Die politische Philosophie der letzten 2000 Jahre ist voll mit Vorstellungen
und Anweisungen, wie die Gesellschaft (der Staat, das Allgemeininteresse) in
der Gesellschaft abzubilden ist. Wir Heutigen können wissen, daß das nicht
geht.

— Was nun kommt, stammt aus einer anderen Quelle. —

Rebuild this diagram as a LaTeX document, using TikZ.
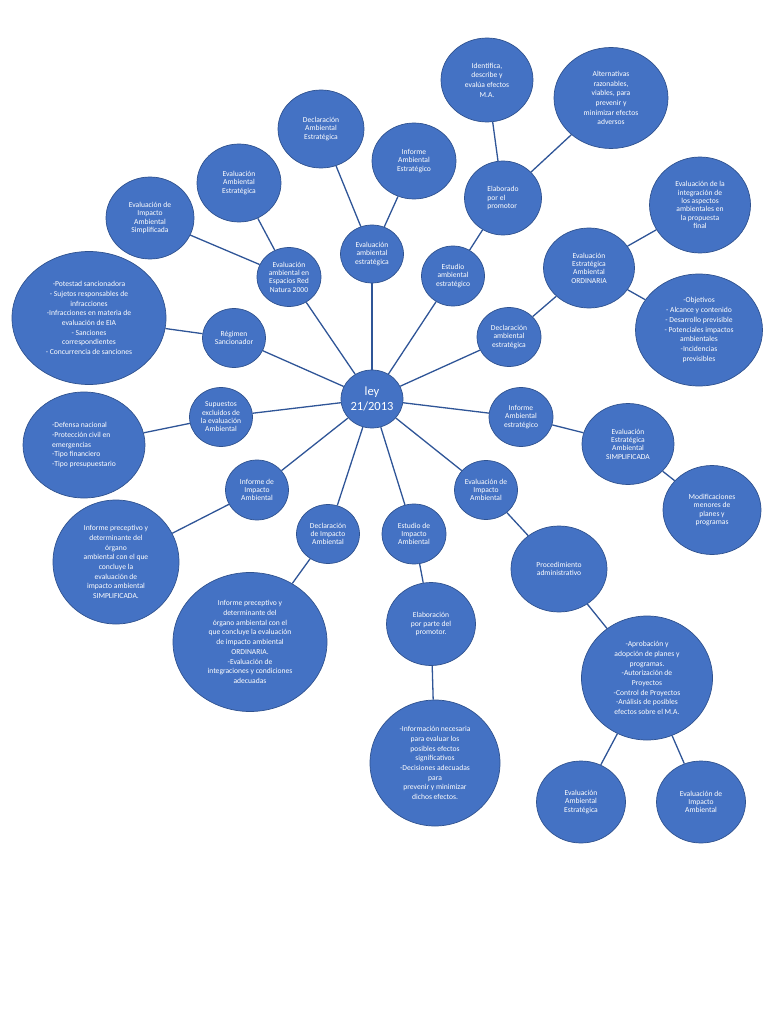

Die BRD-Institution Karstadt schaffte es gleichsam (und sei es nur für
die bürgerliche Dimension der Konsumentenhülle), eine Ahnung des Unmöglichen zu
vermitteln.
Man sollte, wenn Karstadt
abgerissen wird, nicht den Fehler wiederholen, den man beim Mauerfall machte.
Man sollte ein Kaufhaus stehen lassen, als Denkmal, als begehbares Kunstwerk.
Mit Verkäufern.
P.S. Ein Freund schrieb mir folgendes:
„Ich
habe es nun heute endlich, trotz Unwohlseins, geschafft, meine
Karstadt-Einkäufe zu erledigen. Beim Verlassen des Gebäudes ereilte mich dann
eine kleine Überraschung: In (den) drei Schaufenstern gen Urbanstaße
stand jeweils eine weibl.(?)
Schaufensterpuppe in Reizwäsche (so nannte man das früher, wie es jetzt heißt,
weiß ich nicht, wohl: Dessous?).
Auf
jeden Fall stand vor jeder der drei unterschiedlich gekleideten Modelle ein
kleines Tischen, auf dem dann noch einmal ein textiles Accessoire, ein Dildo/Vibrator und eine große Dose Gleitcreme positioniert
waren.
Fortschritt - oder das Ende aller Zivilisation?
Vielleicht kannst Du diesen Anblick ja noch in Deinen Karstadt-
Text einbauen.
Gott schütze uns vor dem Elend, dem Inneren – er tut es nicht.